Is it better to fantasize about celebs or about the men you already know?
Picture these men: Zak Bagans from "Ghost Adventures", Charlie Hunnam from "Sons of Anarchy" and Alex O'Hanlon from "Hawaii Five-O". All three are sexy as hell, incredibly built, covered in tattoos and can, if need be, kick some serious ass. They are also waaaaay out of my reach.
Don't get me wrong; that doesn't stop me from dreaming of licking the every inch of ink to be seen on them, but come on. I am a woman of the 21st century and I know my limits. The day one of these men show up on my front step begging me for sex is the same day I win the lottery, end world hunger, and find the cure for cancer. And, I guarantee, my first thought would not be dragging them into my bedroom. My first thought would be, "Oh my God, I forgot to shave my legs this morning!" How embarrassing...and realistic.
Sound familiar? We all have a list of attractive celebs with whom we'd love to hit the sheets. These lists illustrate perfection in our eyes, the ones who, if we could have tailor-made mates, we would create to fulfill our wildest desires. But, that is not how the real world works.
We like to fantasize about famous men falling for us regular women just as we are, but we know they won't. The celebrity male, such as Matt Damon or Kenny Chesney, who falls for one of the normal girls is rare, and even then, we question the likelihood of such a relationship lasting. I admit that, much as I would love to have a shot at my Hollywood dream men, they are not available for me. I have to be more realistic, even in my fantasies.
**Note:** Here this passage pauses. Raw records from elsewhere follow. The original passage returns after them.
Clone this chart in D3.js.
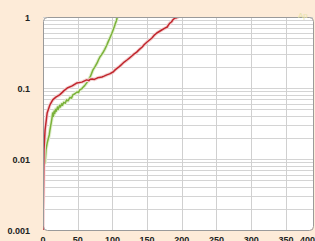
<!DOCTYPE html>
<html>
<head>
<meta charset="utf-8">
<script src="https://cdn.jsdelivr.net/npm/d3@7"></script>
<style>
  html, body { margin: 0; padding: 0; background: #fdebd8; overflow: hidden; }
  svg { display: block; }
</style>
</head>
<body>
<script>
const width = 315, height = 241;

// Données (x, valeur)
const redX = [0, 1.4, 3, 6, 10, 14, 19, 24, 30, 35, 42, 49, 56, 63, 66, 68, 71, 74, 78, 81, 85, 88, 92, 96, 101, 104, 107, 110, 114, 117, 121, 124, 128, 131, 135, 139, 143, 146, 150, 153, 157, 160, 164, 167, 171, 175, 179, 181, 183, 185, 187, 190, 192, 195];
const redY = [0.001, 0.0134, 0.0256, 0.0445, 0.058, 0.068, 0.075, 0.08, 0.091, 0.1, 0.107, 0.118, 0.121, 0.13, 0.127, 0.133, 0.134, 0.132, 0.138, 0.141, 0.143, 0.147, 0.153, 0.158, 0.168, 0.18, 0.19, 0.2, 0.218, 0.232, 0.248, 0.262, 0.282, 0.3, 0.32, 0.35, 0.378, 0.41, 0.445, 0.47, 0.506, 0.55, 0.595, 0.62, 0.656, 0.69, 0.723, 0.78, 0.823, 0.85, 0.907, 0.968, 0.97, 1];

const greenX = [0, 1.4, 3, 4.3, 6, 9, 10, 12, 13, 14, 15, 16, 17, 18, 19, 21, 22, 24, 25, 27, 28, 30, 32, 34, 36, 39, 41, 43, 46, 49, 51, 53, 56, 58, 60, 63, 65, 68, 70, 72, 75, 78, 80, 82, 84, 86, 89, 92, 94, 97, 99, 101, 103, 104, 106, 107];
const greenY = [0.0134, 0.0104, 0.0088, 0.0134, 0.0168, 0.0218, 0.0256, 0.033, 0.038, 0.0445, 0.040, 0.047, 0.044, 0.050, 0.047, 0.054, 0.050, 0.057, 0.054, 0.060, 0.057, 0.063, 0.061, 0.068, 0.066, 0.074, 0.072, 0.080, 0.083, 0.088, 0.086, 0.094, 0.098, 0.103, 0.108, 0.118, 0.128, 0.143, 0.16, 0.18, 0.2, 0.225, 0.25, 0.273, 0.29, 0.311, 0.35, 0.403, 0.45, 0.523, 0.58, 0.656, 0.74, 0.797, 0.9, 1];

const xTicks = [0, 50, 100, 150, 200, 250, 300, 350, 400];
const yTicks = [1, 0.1, 0.01, 0.001];

const pLeft = 43, pTop = 17, pBottom = 230, pRight = 313;

const svg = d3.select("body").append("svg")
  .attr("width", width)
  .attr("height", height)
  .style("font-family", "Liberation Sans, Arial, sans-serif");

const x = d3.scaleLinear().domain([0, 400]).range([pLeft, pLeft + 400 * 0.694]);
const y = d3.scaleLog().domain([0.001, 1]).range([pBottom, pTop]);

// Fond du graphique
svg.append("rect")
  .attr("x", pLeft).attr("y", pTop)
  .attr("width", pRight - pLeft).attr("height", pBottom - pTop)
  .attr("rx", 4)
  .attr("fill", "#fff");

svg.append("defs").append("clipPath").attr("id", "clip")
  .append("rect")
  .attr("x", pLeft).attr("y", pTop)
  .attr("width", pRight - pLeft).attr("height", pBottom - pTop);

const grid = svg.append("g").attr("clip-path", "url(#clip)");

// Grille horizontale (log)
const minor = [];
[0.001, 0.01, 0.1].forEach(d => {
  for (let k = 1; k <= 9; k++) minor.push(d * k);
});
minor.push(1);
grid.selectAll("line.h")
  .data(minor)
  .join("line")
  .attr("x1", pLeft).attr("x2", pRight)
  .attr("y1", d => Math.round(y(d)) + 0.5)
  .attr("y2", d => Math.round(y(d)) + 0.5)
  .attr("stroke", "#d4d4d4")
  .attr("stroke-width", 1);

// Grille verticale
grid.selectAll("line.v")
  .data(xTicks.slice(1))
  .join("line")
  .attr("x1", d => Math.round(x(d)) + 0.5)
  .attr("x2", d => Math.round(x(d)) + 0.5)
  .attr("y1", pTop).attr("y2", pBottom)
  .attr("stroke", "#d0d0d0")
  .attr("stroke-width", 1);

// Courbes
const line = d3.line()
  .x(d => x(d[0]))
  .y(d => y(d[1]));

const series = [
  { xs: greenX, ys: greenY, color: "#7bb23a", halo: "#e3efd2" },
  { xs: redX, ys: redY, color: "#c0262d", halo: "#f4d4d4" }
];

series.forEach(s => {
  const pts = s.xs.map((v, i) => [v, s.ys[i]]);
  grid.append("path")
    .datum(pts)
    .attr("d", line)
    .attr("fill", "none")
    .attr("stroke", s.halo)
    .attr("stroke-width", 3.5)
    .attr("stroke-linejoin", "round");
  grid.append("path")
    .datum(pts)
    .attr("d", line)
    .attr("fill", "none")
    .attr("stroke", s.color)
    .attr("stroke-width", 1.5)
    .attr("stroke-linejoin", "round");
});

// Bordure
svg.append("rect")
  .attr("x", pLeft + 0.5).attr("y", pTop + 0.5)
  .attr("width", pRight - pLeft).attr("height", pBottom - pTop)
  .attr("rx", 4)
  .attr("fill", "none")
  .attr("stroke", "#9a9a9a")
  .attr("stroke-width", 1);

// Légende (coupée)
svg.append("text")
  .attr("x", 298).attr("y", 18)
  .attr("font-size", 8)
  .attr("fill", "#e6e3a8")
  .text("Ap");

// Axe Y
svg.selectAll("text.ytick")
  .data(yTicks)
  .join("text")
  .attr("x", 30)
  .attr("y", d => y(d) + 3.5)
  .attr("text-anchor", "end")
  .attr("font-size", 9)
  .attr("font-weight", "bold")
  .attr("fill", "#222")
  .text(d => d3.format("")(d));

// Axe X
svg.selectAll("text.xtick")
  .data(xTicks)
  .join("text")
  .attr("x", (d, i) => i === xTicks.length - 1 ? pRight + 2 : x(d))
  .attr("y", 243)
  .attr("text-anchor", (d, i) => i === xTicks.length - 1 ? "end" : "middle")
  .attr("font-size", 9)
  .attr("font-weight", "bold")
  .attr("fill", "#222")
  .text(d => d);
</script>
</body>
</html>
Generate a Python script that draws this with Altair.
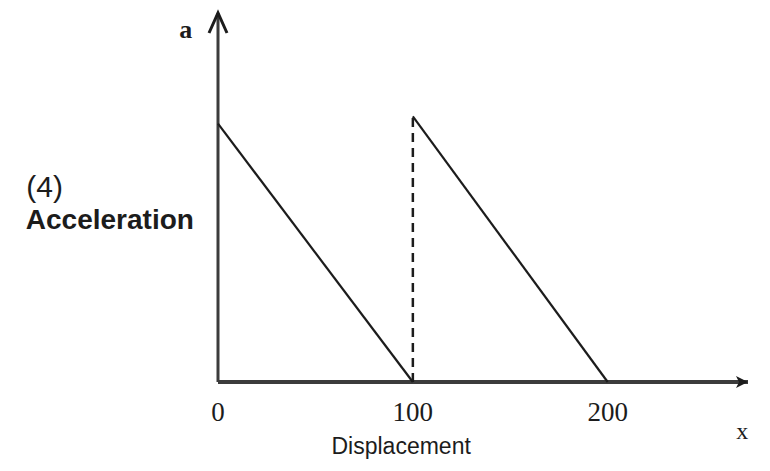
import altair as alt
import pandas as pd

# --- data ---
segment_ids = ["first", "first", "second", "second"]
seg_x = [0, 100, 100, 200]
seg_a = [7.0, 0.0, 7.2, 0.0]

dash_x = [100]
dash_a0 = [0.0]
dash_a1 = [7.2]

x_max = 272          # end of x axis (arrow tip)
a_max = 10           # end of a axis (arrow tip)

tick_values = [0, 100, 200]
tick_labels = ["0", "100", "200"]

X = alt.Scale(domain=[0, x_max], nice=False, zero=False)
Y = alt.Scale(domain=[0, a_max], nice=False, zero=False)

seg_df = pd.DataFrame({"seg": segment_ids, "x": seg_x, "a": seg_a})
dash_df = pd.DataFrame({"x": dash_x, "a0": dash_a0, "a1": dash_a1})
ticks_df = pd.DataFrame({"x": tick_values, "label": tick_labels, "a": [0] * len(tick_values)})

INK = "#1c1c1c"
AX = "#3c3c3c"

# axes lines
xaxis = alt.Chart(pd.DataFrame({"x0": [0], "x1": [x_max], "a": [0]})).mark_rule(
    color=AX, strokeWidth=4).encode(
    x=alt.X("x0:Q", scale=X, axis=None), x2="x1:Q", y=alt.Y("a:Q", scale=Y, axis=None))
yaxis = alt.Chart(pd.DataFrame({"x": [0], "a0": [0], "a1": [a_max]})).mark_rule(
    color=AX, strokeWidth=3).encode(
    x=alt.X("x:Q", scale=X, axis=None), y=alt.Y("a0:Q", scale=Y, axis=None), y2="a1:Q")

# arrow heads
y_arrow = alt.Chart(pd.DataFrame({"x": [0], "a": [a_max]})).mark_point(
    shape="M-0.45,1L0,0L0.45,1", size=1600, filled=False, stroke=INK, strokeWidth=3,
    opacity=1).encode(x=alt.X("x:Q", scale=X, axis=None), y=alt.Y("a:Q", scale=Y, axis=None))
x_arrow = alt.Chart(pd.DataFrame({"x": [x_max], "a": [0]})).mark_point(
    shape="M0,0L-1.2,-0.6L-0.9,0L-1.2,0.6Z", size=400, filled=True, color=INK,
    opacity=1).encode(x=alt.X("x:Q", scale=X, axis=None), y=alt.Y("a:Q", scale=Y, axis=None))

# graph lines
lines = alt.Chart(seg_df).mark_line(color=INK, strokeWidth=2.2).encode(
    x=alt.X("x:Q", scale=X, axis=None), y=alt.Y("a:Q", scale=Y, axis=None), detail="seg:N")
dashed = alt.Chart(dash_df).mark_rule(color=INK, strokeWidth=2.5, strokeDash=[9, 6]).encode(
    x=alt.X("x:Q", scale=X, axis=None), y=alt.Y("a0:Q", scale=Y, axis=None), y2="a1:Q")

# tick labels
ticks = alt.Chart(ticks_df).mark_text(
    font="Liberation Serif", fontSize=27, color=INK, baseline="middle", dy=31).encode(
    x=alt.X("x:Q", scale=X, axis=None), y=alt.Y("a:Q", scale=Y, axis=None), text="label:N")

def label(txt, x, a, **kw):
    return alt.Chart(pd.DataFrame({"x": [x], "a": [a], "t": [txt]})).mark_text(
        color=INK, baseline="middle", **kw).encode(
        x=alt.X("x:Q", scale=X, axis=None), y=alt.Y("a:Q", scale=Y, axis=None), text="t:N")

a_lab = label("a", -16.5, 9.55, font="Liberation Serif", fontSize=26, fontWeight="bold")
x_lab = label("x", x_max - 3, -1.35, font="Liberation Serif", fontSize=24)
disp = label("Displacement", 94, -1.76, font="Liberation Sans", fontSize=23)
four = label("(4)", -89, 5.26, font="Liberation Sans", fontSize=30)
acc = label("Acceleration", -55.5, 4.36, font="Liberation Sans", fontSize=28, fontWeight="bold")

chart = alt.layer(
    xaxis, yaxis, lines, dashed, y_arrow, x_arrow, ticks, a_lab, x_lab, disp, four, acc
).properties(
    width=530, height=369,
    autosize=alt.AutoSizeParams(type="none"),
    padding={"left": 210, "top": 5, "right": 10, "bottom": 81},
    background="white",
).configure_view(stroke=None)

chart.save("out.html", embed_options={"renderer": "svg", "actions": False})
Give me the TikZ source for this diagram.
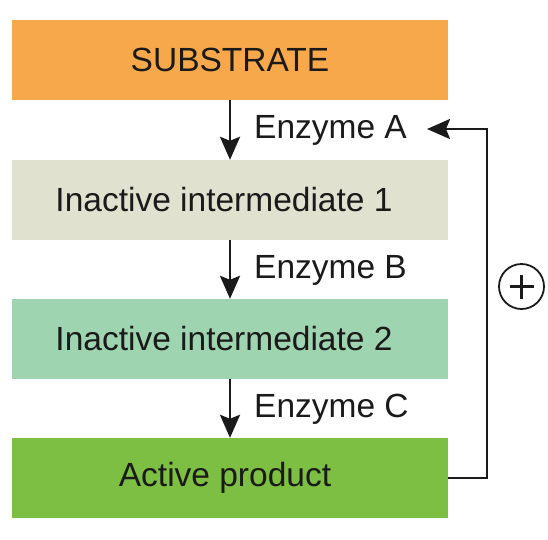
\documentclass[tikz,border=0pt]{standalone}
\usepackage{fontspec}
\setmainfont{Liberation Sans}
\usetikzlibrary{arrows.meta}
\definecolor{substr}{HTML}{F7A84B}
\definecolor{inter1}{HTML}{E1E1D0}
\definecolor{inter2}{HTML}{9ED4B0}
\definecolor{actprod}{HTML}{7DBF43}
\definecolor{ink}{HTML}{1A1A1A}
\begin{document}
\begin{tikzpicture}[x=1pt,y=-1pt,
  box/.style={minimum width=436pt,minimum height=80pt,inner sep=0pt,text=ink,font=\fontsize{33.5}{38}\selectfont},
  lbl/.style={anchor=west,inner sep=0pt,text=ink,font=\fontsize{33.5}{38}\selectfont},
  arr/.style={draw=ink,line width=2.8pt,-{Stealth[length=23pt,width=20pt,inset=4pt]}}]
\useasboundingbox (0,0) rectangle (548,539);
\node[box,fill=substr] (s) at (230,60) {SUBSTRATE};
\node[box,fill=inter1] (i1) at (230,200) {\hspace*{-12pt}Inactive intermediate 1};
\node[box,fill=inter2] (i2) at (230,339) {\hspace*{-12pt}Inactive intermediate 2};
\node[box,fill=actprod] (p) at (230,478) {\hspace*{-10pt}Active product};
\node[lbl] (ea) at (254,130) {Enzyme A};
\node[lbl] (eb) at (254,270) {Enzyme B};
\node[lbl] (ec) at (254,409) {Enzyme C};
\draw[arr] (s.south) -- (i1.north);
\draw[arr] (i1.south) -- (i2.north);
\draw[arr] (i2.south) -- (p.north);
\coordinate (fa) at (427,129);
\coordinate (fc) at (487,478);
\draw[arr] (p.east) -- (fc) |- (fa);
\node[draw=ink,circle,line width=1.8pt,minimum size=45pt,inner sep=0pt] (plus) at (521.5,286.5) {};
\draw[ink,line width=2.8pt] ([xshift=-12pt]plus.center) -- ([xshift=12pt]plus.center)
  ([yshift=-12pt]plus.center) -- ([yshift=12pt]plus.center);
\end{tikzpicture}
\end{document}
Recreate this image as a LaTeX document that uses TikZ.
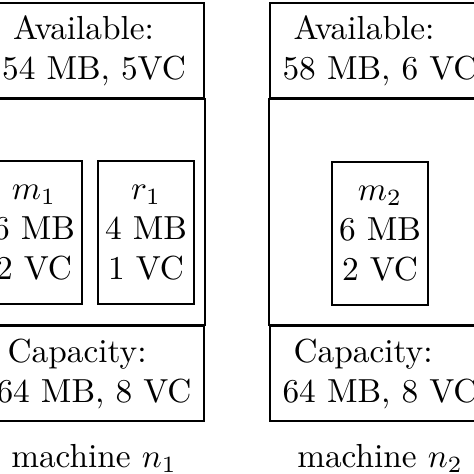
\documentclass[tikz,border=0pt]{standalone}
\usetikzlibrary{positioning}

\tikzset{
  infobox/.style={draw, semithick, minimum width=66pt, minimum height=28.5pt, inner sep=0pt, align=left},
  taskbox/.style={draw, semithick, minimum width=28.8pt, minimum height=42.9pt, inner sep=0pt, align=center}
}

\begin{document}
\begin{tikzpicture}[x=0.3pt,y=0.3pt]
\useasboundingbox (0,0) rectangle (474,474);
\clip (0,0) rectangle (474,474);

% machine n_1
\node[infobox] (avail1) at (94,423.5) {\ Available:\\54 MB, 5VC};
\node[infobox] (cap1) at (94,100) {\ Capacity:\\64 MB, 8 VC};
\draw[semithick] (avail1.south west) rectangle (cap1.north east);
\node[taskbox] (m1) at (34,241.5) {$m_1$\\6 MB\\2 VC};
\node[taskbox] (r1) at (146,241.5) {$r_1$\\4 MB\\1 VC};
\node[below=3pt of cap1] (n1) {machine $n_1$};

% machine n_2
\node[infobox] (avail2) at (380,423.5) {\ Available:\\58 MB, 6 VC};
\node[infobox] (cap2) at (380,100) {\ Capacity:\\64 MB, 8 VC};
\draw[semithick] (avail2.south west) rectangle (cap2.north east);
\node[taskbox] (m2) at (380,240) {$m_2$\\6 MB\\2 VC};
\node[below=3pt of cap2] (n2) {machine $n_2$};
\end{tikzpicture}
\end{document}
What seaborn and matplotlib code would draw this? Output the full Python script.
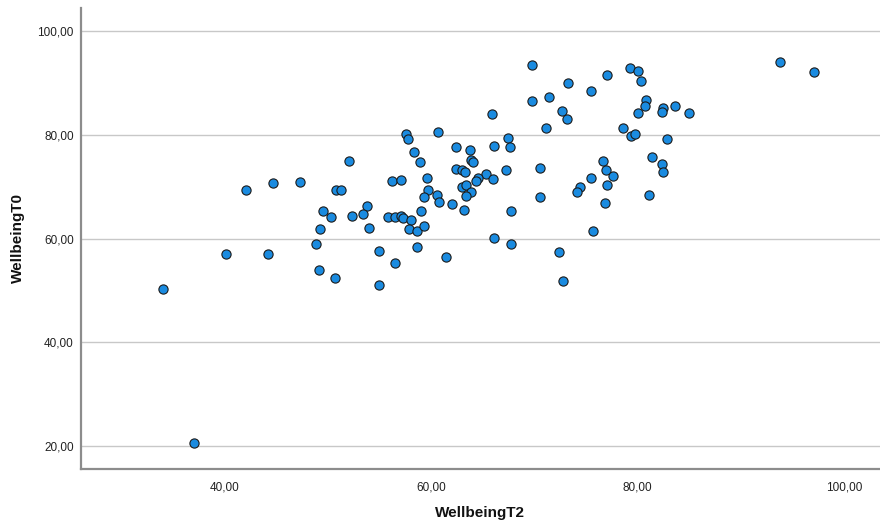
import matplotlib
matplotlib.use("Agg")
import matplotlib.pyplot as plt
from matplotlib.ticker import FuncFormatter
import seaborn as sns
import pandas as pd

# Wellbeing scores at T2 (x) and T0 (y), one entry per respondent
wellbeing_t2 = [
    34.0, 37.0, 40.1, 44.2, 42.1, 44.7, 47.3, 49.5, 50.3, 49.3, 48.9, 49.2, 50.7,
    57.6, 57.8, 60.7, 65.9, 67.5, 67.7, 66.1, 62.4, 63.8, 58.4, 63.9, 64.1, 52.1,
    58.9, 62.4, 63.0, 63.3, 65.3, 67.3, 59.6, 56.2, 57.1, 64.6, 64.4, 66.0, 50.8,
    51.3, 63.0, 63.4, 63.9, 59.7, 59.3, 60.6, 60.8, 63.4, 62.0, 53.8, 59.0, 63.2,
    67.8, 52.4, 53.4, 55.8, 56.5, 57.1, 57.3, 58.1, 54.0, 57.9, 58.6, 59.3, 66.1,
    67.8, 55.0, 58.6, 61.5, 56.5, 55.0,
    69.8, 79.3, 80.1, 80.3, 77.1, 73.3, 75.5, 69.8, 71.4, 72.7, 73.2, 71.1, 80.8,
    80.7, 82.5, 82.4, 83.6, 85.0, 80.1, 78.6, 79.4, 79.8, 82.9, 70.6, 76.7, 81.4,
    82.4, 82.5, 77.0, 77.6, 75.5, 74.4, 74.1, 77.1, 81.1, 70.6, 76.9,
    93.8, 97.1, 75.7, 72.4, 72.8,
]
wellbeing_t0 = [
    50.4, 20.6, 57.0, 57.0, 69.4, 70.8, 70.9, 65.3, 64.2, 61.8, 59.0, 53.9, 52.5,
    80.1, 79.2, 80.6, 84.1, 79.5, 77.6, 77.9, 77.6, 77.2, 76.8, 75.2, 74.8, 75.0,
    74.7, 73.4, 73.2, 72.9, 72.5, 73.2, 71.8, 71.1, 71.3, 71.8, 71.1, 71.5, 69.3,
    69.3, 69.9, 70.3, 69.1, 69.4, 68.0, 68.5, 67.0, 68.2, 66.7, 66.4, 65.3, 65.6,
    65.4, 64.3, 64.7, 64.2, 64.1, 64.4, 64.0, 63.7, 62.1, 61.8, 61.5, 62.5, 60.1,
    59.0, 57.6, 58.5, 56.5, 55.3, 51.1,
    93.4, 92.9, 92.3, 90.5, 91.5, 90.0, 88.5, 86.6, 87.3, 84.7, 83.1, 81.4, 86.8,
    85.6, 85.3, 84.5, 85.6, 84.2, 84.2, 81.3, 79.8, 80.1, 79.2, 73.6, 75.0, 75.7,
    74.4, 72.9, 73.2, 72.0, 71.8, 69.9, 69.1, 70.3, 68.4, 68.0, 66.8,
    94.1, 92.2, 61.5, 57.4, 51.9,
]

x_ticks = [40, 60, 80, 100]
y_ticks = [20, 40, 60, 80, 100]

df = pd.DataFrame({"WellbeingT2": wellbeing_t2, "WellbeingT0": wellbeing_t0})

sns.set_theme(style="white")
plt.rcParams["font.family"] = ["Liberation Sans", "DejaVu Sans"]

fig = plt.figure(figsize=(8.8, 5.28), dpi=100)
ax = fig.add_axes([0.0917, 0.1117, 0.9083, 0.8733])

sns.scatterplot(
    data=df, x="WellbeingT2", y="WellbeingT0", ax=ax,
    s=44, color="#1a8be0", edgecolor="#1b1b1b", linewidth=0.8, zorder=3,
)

ax.set_xlim(26.07, 103.5)
ax.set_ylim(15.6, 104.5)
ax.set_xticks(x_ticks)
ax.set_yticks(y_ticks)

comma_fmt = FuncFormatter(lambda v, _: f"{v:.2f}".replace(".", ","))
ax.xaxis.set_major_formatter(comma_fmt)
ax.yaxis.set_major_formatter(comma_fmt)

ax.yaxis.grid(True, color="#c8c8c8", linewidth=1.0, zorder=0)
ax.xaxis.grid(False)
ax.set_axisbelow(True)

for side in ("top", "right"):
    ax.spines[side].set_visible(False)
for side in ("left", "bottom"):
    ax.spines[side].set_color("#8c8c8c")
    ax.spines[side].set_linewidth(1.6)

ax.tick_params(axis="both", length=0, colors="#222222")
ax.tick_params(axis="x", labelsize=8.5, pad=9)
ax.tick_params(axis="y", labelsize=8.5, pad=5)

ax.set_xlabel("WellbeingT2", fontsize=11, fontweight="bold", color="#111111", labelpad=9)
ax.set_ylabel("WellbeingT0", fontsize=11, fontweight="bold", color="#111111", labelpad=9)

fig.savefig("out.png", dpi=100)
Does this mean I have to settle for less that perfect since I am not a celeb? No, it doesn't. It just means I have to create a sex list of men that I know personally and that I would feel confident enough to sleep with. They may still be a little on the unattainable side for whatever reason (they're married, gay, whatever), but let's face it, the "forbidden fruit" angle can be wildly powerful and it can boost our egos to think we could land something close to our ideas of perfection.
To give an example, I have three men on my local sex list that I not only know personally, but I know sex with them could have happened in the right settings. There's C, a soldier who is eleven years younger than me. He's got that whole tattooed, kicking ass, built thing going on, but he does it all in uniform! That alone makes me start wondering about how well he takes orders.
Then there's P, who is a sexy computer geek with startling blue eyes and a brilliant smile. I would love to play with his hardware all night long and he knows it. Finally, there's J who is as close to Charlie Hunnam that I'll ever get in real life and the sight of J makes me horny on sight. All three can get me going in mere seconds, all three have expressed interest in the past, but why have I not slept with any of them? It's simple, really. They're all in committed relationships with other women. I don't do the homewrecking thing, so I would never have sex with them.
Do I still fantasize about them? You better believe it. Many relationship experts would say that my interest in them is unhealthy; that I'm waiting for the unlikely to happen and, therefore, not opening myself up to men who are available. I argue otherwise. How is my harmless fantasizing about men I already know all that different from fantasizing about celebrities? I already know where I stand with them and there's no pressure. I don't have to be airbrushed and starving to get their attention. I can be myself and fantasize about myself as I am. I am not perfect, they are not perfect, and that's OK. We are who we are. So, even if Zak Bagans shows up at my house, I think I'd rather have C, P, or J simply because they know me and they like me anyway.
As women, we can find many men around us who might typify our ideal, but they are not as intimidating as celebs - they are attainable; they are available and, maybe, just maybe, they are interested in us too. A list of men we know and like in the real world can help to find confidence, to know that there are men out there who would want us as much as we want them. If nothing else, it gives a really good idea of what we want most in prospective partners, even if they are not Hollywood stars. In order to find happiness, we have to find acceptance within ourselves, and, I believe, the first step to doing this is accepting that humans are flawed; therefore, the ideal partner is the one who finds perfection in imperfection. So go ahead and remind yourself of the guy from college you would have killed for one night with - no matter how you've changed, your ability to be yourself, regardless of your faults, is always going to make you shine!